Having created a sensation in Europe, Sass was promptly invited to the Met where her three Toscas in 1977 didn’t go very well and she wasn’t invited back. As far as I know, her only other US appearance came 15 years later when she sang Cherubini’s Medea (a perfect choice for a soprano often labeled a “Callas pretender”) in Boston in a concert performance in which her Neris was Rita Gorr!

Trombin made a single local appearance when Opera Orchestra of New York presented her Amalia in I Masnadieri in 1975 with William Lewis and Matteo Manuguerra. Neither Trombin or Lewis were Eve Queler’s first choices; does anyone recall whom they replaced at short notice? Trombin seems to have had a very brief career during the mid-1970s primarily in Italy, yet I find her Trovatore Leonora quite respectable.

Leonie’s sister Lotte sang regularly at the Vienna Staatsoper for decades. Sometimes, like today and in performances of La forza del destino, Der Freischütz or The Bartered Bride, she was the prima donna, but more often she was Musetta, Lola, or Micaela. The sisters appeared together in Vienna occasionally: as co-stars in Fidelio or Dalibor and just once in 1956 in Turandot. Most often however Lotte was Frau’s Voice of the Falcon or Elektra’s Fifth Maid, or 39 times she was Helmwige fading into the background behind Leonie’s ecstatic Sieglinde.

German Hesse and American Hoffman, both also Viennese regulars (the latter had a relatively short Met career), were primarily known for their German roles but between them they also sang other Verdi parts like Amneris, Ulrica, Preziosilla and Eboli.

Warfield, like her husband James McCracken, began in small roles at the Met. However, unlike him, she was rarely given leads at the house when they returned to the US after heading to Europe in search of stardom.

Parruto began as a soprano who can be heard as Leonora on a widely available Trovatore live recording with Franco Corelli. In the mid-1960s she transitioned to a much in-demand mezzo soprano in Italian houses. One significant US appearance was as Giovanna Seymour opposite Gilda Cruz-Romo in a 1968 Dallas Anna Bolena. Parutto’s di Luna today is Antonio Boyer, her husband.

Are there others who started out as Leonora before moving on to Azucena? Regina Resnik was one. In reverse order, veteran Azucena Grace Bumbry sang Leonora at a Met-in-the-Parks performance.

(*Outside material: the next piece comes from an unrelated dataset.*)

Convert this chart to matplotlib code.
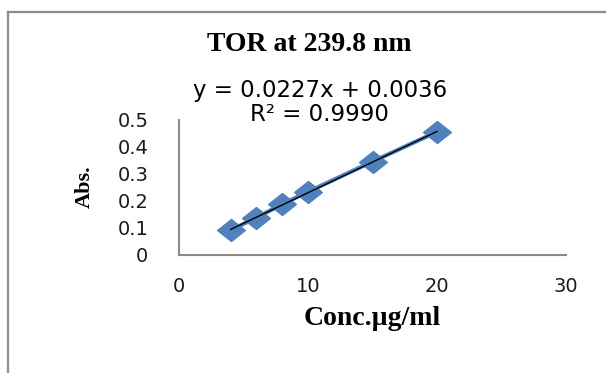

In addition to these sopranos and mezzos, today’s Trovatores present “forgotten” tenors, baritones and basses like Roberto Ilosfalvy, Pedro Lavirgen (who died in April of this year), Yuri Mazurok, Cornelius Opthof, Vicente Sardinero and Bonaldo Giaiotti. Dmitri Nabokov, the great writer’s son, often sang in Dayton: he was Raimundo with Roberta Peters and Barry Morell in Lucia di Lammermoor, the first opera I attended.

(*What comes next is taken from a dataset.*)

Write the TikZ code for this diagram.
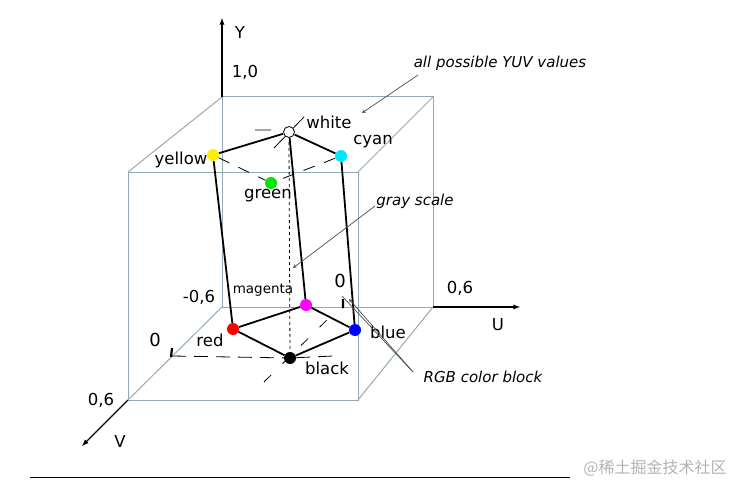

To the best of my knowledge, Milashkina, Galvany, Hesse, Sass (the youngest at 72), Dunn and Parutto are still with us. There’s a Giuliana Trombin active on Facebook whose friends include Adriana Maliponte and Anita Rachvelishvili so I think she must belong on the list as well.

Verdi: Il Trovatore

Leonora: Tamara Milashkina
Azucena: Grace Hoffman
Manrico: Robert Ilosfalvy
Di Luna: Yuri Mazurok
Ferrando: Tugomir Franc

Conductor: Horst Stein

Wiener Staatsoper
16 November 1972
In-house recording

Verdi: Il Trovatore

Leonora: Lotte Rysanek
Azucena: Ruth Hesse
Manrico: Pedro Lavirgen
Conde de Luna: Giuseppe Taddei
Ferrando: Bonaldo Giaiotti

Conductor: Anton Guadagno

Wiener Staatsoper
3 January 1974
In-house recording

Verdi: Il Trovatore

Leonora: Marisa Galvany
Azucena: Sandra Warfield
Manrico: James McCracken
Count Di Luna: Cornelius Opthof
Ferrando: Dimitri Nabokov

Conductor: Herbert Grossman

Dayton Opera
27 April 1974
In-house recording

Verdi: Il Trovatore

Leonora: Giuliana Trombin
Azucena: Mirella Parutto
Manrico: Amedeo Zambon
Conte di Luna: Antonio Boyer
Ferrando: Giovanni Antonini

Conductor: ?

Adria
8 September 1975
In-house recording

Verdi: Il Trovatore

Leonora: Sylvia Sass
Azucena: Mignon Dunn
Manrico: Giorgio Casellato-Lamberti
Di Luna: Vicente Sardinero
Ferrando: Agostino Ferrin

Conductor: Nello Santi

Hamburg Staatsoper
5 October 1977
In-house recording

No more “forgotten” salutes for a while, I promise!

Each of today’s Verdi performances can be downloaded by clicking on the icon of a cloud with an arrow pointing downward on the audio player above and the resulting mp3 file will appear in your download directory.